If you used medical insurance, ask them for an Explanation of Benefits for what was paid to this hospital. It might provide a better description of what was paid for.

I don’t have insurance. If I did, I probably wouldn’t give a rat’s ass.

I work for a commercial insurance company so I could probably field specific questions.

For starters, if you know the HCPCS / CPT code you can see what Medicare allows for a professional services at
http://www.cms.gov/apps/physician-fee-schedule/
It returns an amount for each geographic location, but you can get a general sense.

To me “reasonable” would be a billed charge of up to 4 times that amount. Commercial insurance usually pays 2-3X what Medicare allows, and some discount off the billed charge is normally negotiated.

Another way of looking at it is unless you have a minor, obvious complaint at a small, rural ER, you’re not going to get out of their for a thousand dollars. Several thousand is not uncommon, and 5 figures is not unheard of if you need a sophisticated workup- labs, X-rays, MRI, at an elite city hospital.

If you can’t figure out your bill now . . . just wait till you’re on Medicare. That is, if Medicare still exists then.

Thanks for the offer. I was able to figure out most of this by just googling on the truncated descriptions.

I took my son to the emergency room for food poisoning: vomiting, diarrhea, stomach cramps. The hospital charges look like this:



INJ IV INIT/........$560.75
VISIT ER IV W......$2508.75
LIPASE..............$115.50
COMPREH METAH.......$248.00
SOD CL .9% 10........$48.75
ONDANSETRON 1........$ 7.25
HYOSCYAMINE 0........$13.25
UNINSURED DIS.......$735.47-

SUMMARY OF CURRENT CHARGES
 EMERGENCY..........$3069.50
 PHARMACY.............$56.00
 LABORATORY..........$363.50
 SELF ADMIN DRUGS.....$13.25


So does all that look reasonable to you?

Is this the only bill for the encounter? What kind of hospital? (urban / rural / well known / etc.)

I’ll reply more when I get time, but overall based on the information you gave I don’t think it’s either particularly cheap nor particularly out of line).

$2700 for an ER visit…yup, sounds about right.
I was in the ER for a kidney stone a few months ago. A bag of saline, little bit of morphine, some ondansetron (anti nausea med (also called Zofran)), Nsaids, CT, UA and blood work, came out to about $2500 or $3000.
I did the next kidney stone at home. I thought it was funny that the saline was $60 per bag (Sod Cl .9% on your bill), but the Nsaids, Morphine, Zofran, Maalox etc were only like $2.00 each.
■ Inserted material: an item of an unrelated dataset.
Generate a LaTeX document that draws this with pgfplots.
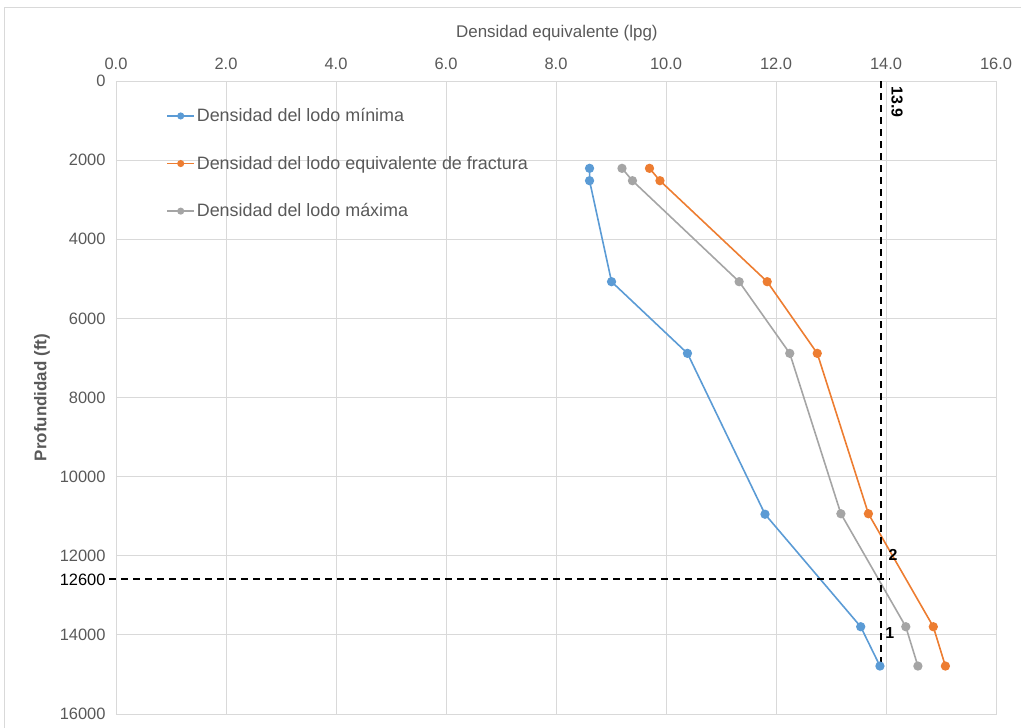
\documentclass[border=0pt]{standalone}
\usepackage{fontspec}
\setmainfont{Liberation Sans}
\usepackage{pgfplots}
\pgfplotsset{compat=1.18}
\definecolor{cblue}{HTML}{5B9BD5}
\definecolor{corange}{HTML}{ED7D31}
\definecolor{cgray}{HTML}{A5A5A5}
\definecolor{tickgray}{HTML}{595959}
\definecolor{gridgray}{HTML}{D9D9D9}
\begin{document}
\begin{tikzpicture}
\begin{axis}[
  scale only axis, width=880bp, height=633bp,
  xmin=0, xmax=16, ymin=0, ymax=16000, y dir=reverse,
  xtick={0,2,...,16}, ytick={0,2000,...,16000},
  scaled ticks=false,
  extra y ticks={12600},
  extra y tick style={grid=none, yticklabel style={text=black, font=\fontsize{16.5}{20}\selectfont}},
  xticklabel pos=upper,
  grid=major, grid style={draw=gridgray, line width=0.9bp},
  axis line style={draw=gridgray, line width=0.9bp},
  major tick length=0,
  clip=false,
  tick label style={font=\fontsize{16.5}{20}\selectfont, text=tickgray},
  /pgf/number format/assume math mode=true,
  x tick label style={/pgf/number format/.cd, fixed, fixed zerofill, precision=1, /tikz/.cd},
  y tick label style={/pgf/number format/.cd, fixed, 1000 sep={}, /tikz/.cd},
  xticklabel shift=8bp, yticklabel shift=7bp,
  xlabel={Densidad equivalente (lpg)},
  xlabel style={at={(axis description cs:0.501,1.076)}, anchor=center, font=\fontsize{17}{20}\selectfont, text=tickgray},
  ylabel={Profundidad (ft)},
  ylabel style={at={(axis description cs:-0.084,0.5)}, anchor=center, rotate=0, font=\fontsize{17}{20}\selectfont\bfseries, text=tickgray},
  legend style={at={(axis description cs:0.055,0.963)}, anchor=north west, draw=none, fill=none,
    font=\fontsize{18}{21}\selectfont, text=tickgray, row sep=29bp, inner sep=2bp},
  legend cell align=left,
  legend image code/.code={\draw[mark=none] (0cm,0cm) -- (0.94cm,0cm); \draw[mark size=2.7bp] plot coordinates {(0.47cm,0cm)};},
]
\addplot[cblue, line width=1.6bp, mark=*, mark size=3.8bp, mark options={solid}] coordinates {
(8.61,2207) (8.61,2520) (9.01,5073) (10.39,6884) (11.80,10950) (13.54,13794) (13.89,14788)};
\addlegendentry{Densidad del lodo mínima}
\addplot[corange, line width=1.6bp, mark=*, mark size=3.8bp, mark options={solid}] coordinates {
(9.70,2207) (9.89,2520) (11.84,5073) (12.75,6884) (13.68,10938) (14.86,13794) (15.08,14788)};
\addlegendentry{Densidad del lodo equivalente de fractura}
\addplot[cgray, line width=1.6bp, mark=*, mark size=3.8bp, mark options={solid}] coordinates {
(9.20,2207) (9.39,2520) (11.33,5073) (12.25,6884) (13.18,10938) (14.36,13794) (14.58,14788)};
\addlegendentry{Densidad del lodo máxima}
\addplot[black, line width=2bp, dash pattern=on 7bp off 5bp, forget plot] coordinates {(13.9,0) (13.9,14788)};
\addplot[black, line width=2bp, dash pattern=on 7bp off 5bp, forget plot] coordinates {(-0.12,12600) (14.07,12600)};
\node[rotate=-90, font=\fontsize{16}{19}\selectfont\bfseries] at (axis cs:14.2,530) {13.9};
\node[font=\fontsize{16}{19}\selectfont\bfseries] at (axis cs:14.13,11982) {2};
\node[font=\fontsize{16}{19}\selectfont\bfseries] at (axis cs:14.07,13953) {1};
\end{axis}
\draw[gridgray, line width=0.9bp] ([xshift=-112bp,yshift=74bp]current axis.north west) rectangle ([xshift=60bp,yshift=-40bp]current axis.south east);
\pgfresetboundingbox
\path[use as bounding box] ([xshift=-116bp,yshift=81bp]current axis.north west) rectangle ([xshift=25bp,yshift=-14bp]current axis.south east);
\end{tikzpicture}
\end{document}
In the end, even if you can find something they billed you for that you didn’t get, which (don’t get me wrong) helps when you don’t have insurance, it’s the ER charge that’s going to kill you. You paid $2500, just to walk in the door. I think I paid about $1700.

$2700 for an emergency room visit? Are you people insane?
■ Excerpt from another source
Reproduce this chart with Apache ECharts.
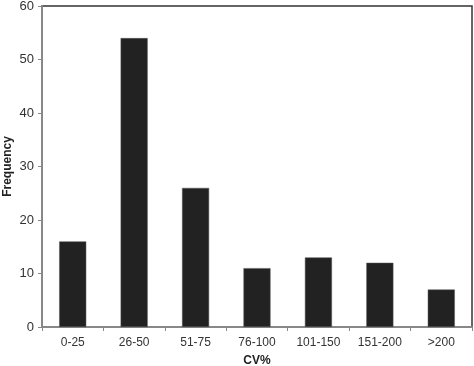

(I don’t know who I mean by “you people.” It’s just way out of line for an ER visit, unless you’re actively trying to discourage people from getting healthcare for emergencies.)

It’s about normal. Note that one can go to an urgent care center for about a tenth of that. And, for anything that isn’t immediately life-threatening, that’s’ where you should go.

Hell, they even gave the OP a $700 discount.

Urban hospital (Austin, TX). There was another bill for the doctors.

I assume you’re not from the US so aren’t familiar with our convoluted system of paying for medical services.

The reason ER charges are so high is to make up for the number of patients that don’t or can’t pay. Emergency rooms are uniquely required to treat everybody that comes in. Because of this, they get a disproportionately large number of patients who can’t afford treatment.

I suspect it also discourages people from using the ER for non-emergency problems (get billed $2000 to visit the ER or pay $300+ to get the appropriate treatment from a regular doctor).

That sounds like it could be correct but it’s not. Other nations also have the same high ER charges, if indeed you are not using their socialized medicine system . It’s very expensive.

True, a significant number of patients can’t pay, but the County, etc is billed for those.